If the propane tank is owned by the homeowner, it transfers with the property like any other fixture. If the tank is leased from a propane company, the lease does not automatically transfer to the buyer — this needs to be disclosed and agreed upon during the sale. Some providers charge a transfer fee to shift the lease to a new owner, and the seller should clarify the tank’s ownership status with the provider before listing the property.

The fuel remaining in the tank at closing is typically handled one of two ways: the buyer reimburses the seller for the value of the remaining fuel at the current market price, or the seller includes it as part of the sale. The purchase agreement or an addendum should specify which approach applies. For heating oil, the same logic applies — a fuel company can measure the tank level on closing day, and the buyer reimburses the seller based on that reading.

Transferring Smart Home Devices and Internet Service

Smart thermostats, video doorbells, security systems, and other connected devices are increasingly common in homes, and they require their own transfer process separate from traditional utilities.

If you’re the seller leaving smart devices behind, log out of each device and perform a factory reset before closing. This removes your personal data and gives the buyer a clean setup. Delete the devices from any companion apps on your phone so you can no longer access cameras, door locks, or other security features remotely. For systems that use a hub (like some smart lighting setups), leave the hub with the property — the individual devices won’t work without it.

Providing the buyer with a list of each device’s manufacturer, model, and age helps them get set up quickly. Include any warranty paperwork for newer items.
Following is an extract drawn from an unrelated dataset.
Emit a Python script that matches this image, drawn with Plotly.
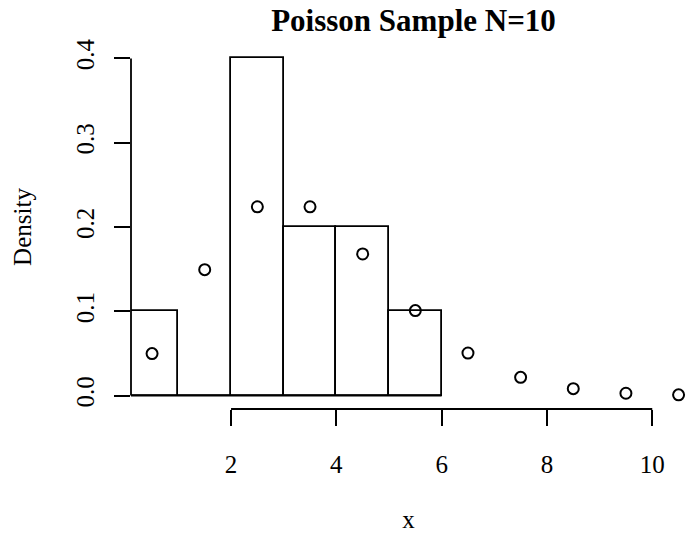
import plotly.graph_objects as go

# Histogram (density) of the Poisson sample, N=10
breaks = [0, 1, 2, 3, 4, 5, 6]
density = [0.1, 0.0, 0.4, 0.2, 0.2, 0.1]

# Poisson(3) probabilities drawn at k + 0.5
pts_x = [0.5, 1.5, 2.5, 3.5, 4.5, 5.5, 6.5, 7.5, 8.5, 9.5, 10.5]
pts_y = [0.0498, 0.1494, 0.2240, 0.2240, 0.1680, 0.1008, 0.0504, 0.0216, 0.0081, 0.0027, 0.0008]

x_ticks = [2, 4, 6, 8, 10]
y_ticks = [0.0, 0.1, 0.2, 0.3, 0.4]

FONT = "Liberation Serif"
LW = 1.8

centers = [(a + b) / 2 for a, b in zip(breaks[:-1], breaks[1:])]
widths = [b - a for a, b in zip(breaks[:-1], breaks[1:])]

fig = go.Figure()
fig.add_trace(go.Bar(
    x=centers, y=density, width=widths,
    marker=dict(color="white", line=dict(color="black", width=LW)),
    hoverinfo="skip", showlegend=False,
))
fig.add_trace(go.Scatter(
    x=pts_x, y=pts_y, mode="markers", cliponaxis=False,
    marker=dict(symbol="circle-open", size=11, color="black", line=dict(width=2, color="black")),
    showlegend=False,
))

shapes = [
    # baseline under the histogram
    dict(type="line", xref="x", yref="y", x0=breaks[0], x1=breaks[-1], y0=0, y1=0,
         line=dict(color="black", width=LW)),
    # x axis line spanning the ticks
    dict(type="line", xref="x", yref="paper", x0=x_ticks[0], x1=x_ticks[-1], y0=0, y1=0,
         line=dict(color="black", width=LW)),
    # y axis line spanning the ticks
    dict(type="line", xref="paper", yref="y", x0=0, x1=0, y0=y_ticks[0], y1=y_ticks[-1],
         line=dict(color="black", width=LW)),
]

fig.update_layout(
    width=686, height=533,
    margin=dict(l=131, r=0, t=45, b=124),
    paper_bgcolor="white", plot_bgcolor="white",
    font=dict(family=FONT, size=25, color="black"),
    bargap=0,
    shapes=shapes,
    title=dict(text="<b>Poisson Sample N=10</b>", x=0.509, xref="paper", xanchor="center",
               y=0.9628, yref="container", yanchor="middle",
               font=dict(family=FONT, size=31, color="black")),
    xaxis=dict(range=[0.1, 10.641], tickvals=x_ticks, ticktext=[str(v) for v in x_ticks],
               ticks="outside", ticklen=16, tickwidth=LW, tickcolor="black",
               tickfont=dict(family=FONT, size=25),
               showline=False, showgrid=False, zeroline=False,
               title=dict(text="x", standoff=40, font=dict(family=FONT, size=25)),
               automargin=False, ticklabelstandoff=17),
    yaxis=dict(range=[-0.016, 0.416], tickvals=y_ticks, ticktext=[f"{v:.1f}" for v in y_ticks],
               ticks="outside", ticklen=16, tickwidth=LW, tickcolor="black", tickangle=-90,
               tickfont=dict(family=FONT, size=25),
               showline=False, showgrid=False, zeroline=False,
               title=dict(text="Density", standoff=33, font=dict(family=FONT, size=25)),
               automargin=False, ticklabelstandoff=10),
)

fig.write_html("out.html")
For internet service, contact your provider to either transfer the account to your new address or cancel it. If you’re leasing a modem or router, return the equipment within the timeframe your provider requires — this is typically around 21 days after cancellation, though it varies by company. Buyers should contact the internet provider serving their new address well in advance of closing, since installation appointments can take weeks to schedule.